Koruma altına alınmayı, risk faktörüne göre değerlendiriliyoruz. Ailenin de bilinçlendirilmesi ve güçlendirilmesi gerekirse çocuğu alıyoruz, aileyi bilinçlendiriyoruz. Çatışma, risk faktörleri ortadan kalkarsa o zaman ergen aileye geri veriliyor. Evde iken de takibine devam ediliyor.”
“Aile-ergen çatışmaları en büyük sıkıntı…”
Ciddi riskler olması durumunda çocukların devlet koruması altına alındığının altını çizen Başkurt, ailedeki kuşak çatışmasına dikkat çekti. Bunun aile-ergen çatışmalarını yaratan başlıca etken olduğunu ifade den Başkurt, son zamanlarda da artış gösterdiğini belirtti.
Başkurt, “Çocuklar daha çok aile yanında iken, aileyi desteklendirerek, ergenle ilgili de destek vererek çalışmalarımızı sürdürüyoruz. Ciddi risk olursa çocuk devlet koruması altına alınıyor.” dedi.
“Güvenebilinirlik ve bilinç arttıkça sıkıntılar daha çok yansımaya başladı”
Aile ve çocuklar arasındaki kuşak çatışmasının son dönemde arttığını ifade eden Başkurt, toplumdaki bilincin de giderek yükseldiğini belirtti. “En ufak bir sorun bize hemen ihbar ediliyor.” diyen Başkurt, kurumlara olan güvenin arttığını, bu nedenle şikâyetlerin de daha çok gün yüzüne çıktığını anlattı.
Başkurt, şöyle devam etti:
“Zaman zaman okullardan, çevreden bize gelen kuşak çatışmaları oluyor, çalışmalar yapıyoruz. Uzman arkadaşlarımız çalışıyor. Her dönem kuşak çatışması var ama son zamanlarda bu arttı. Toplumdaki bilinç de arttı. En ufak bir sorun bize hemen ihbar ediliyor.

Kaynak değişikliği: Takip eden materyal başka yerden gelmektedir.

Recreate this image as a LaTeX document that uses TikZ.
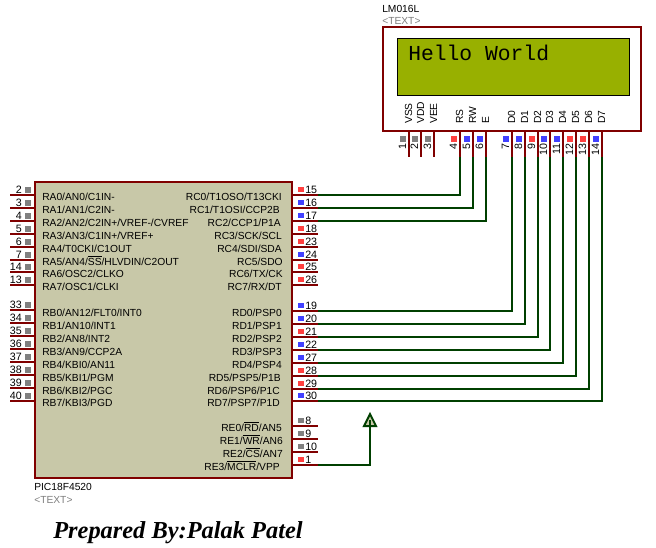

Toplumda farkındalık oluştu, kurumlara olan güven de arttı. Bu yüzden artık sıkıntılar ihbar ediliyor, gün yüzüne çıkıyor.
Artık birçok çocuk-yaşlı-kadın-engelli konularına el uzatıyoruz ve toplum da bilinçli hale geldi. Mevcut imkânlar çerçevesinde en iyisini yapmaya çalışıyoruz.
Kuruma olan güvenebilinirlik arttı. Bu arttıkça bize de sıkıntılar daha çok yansımaya başladı.”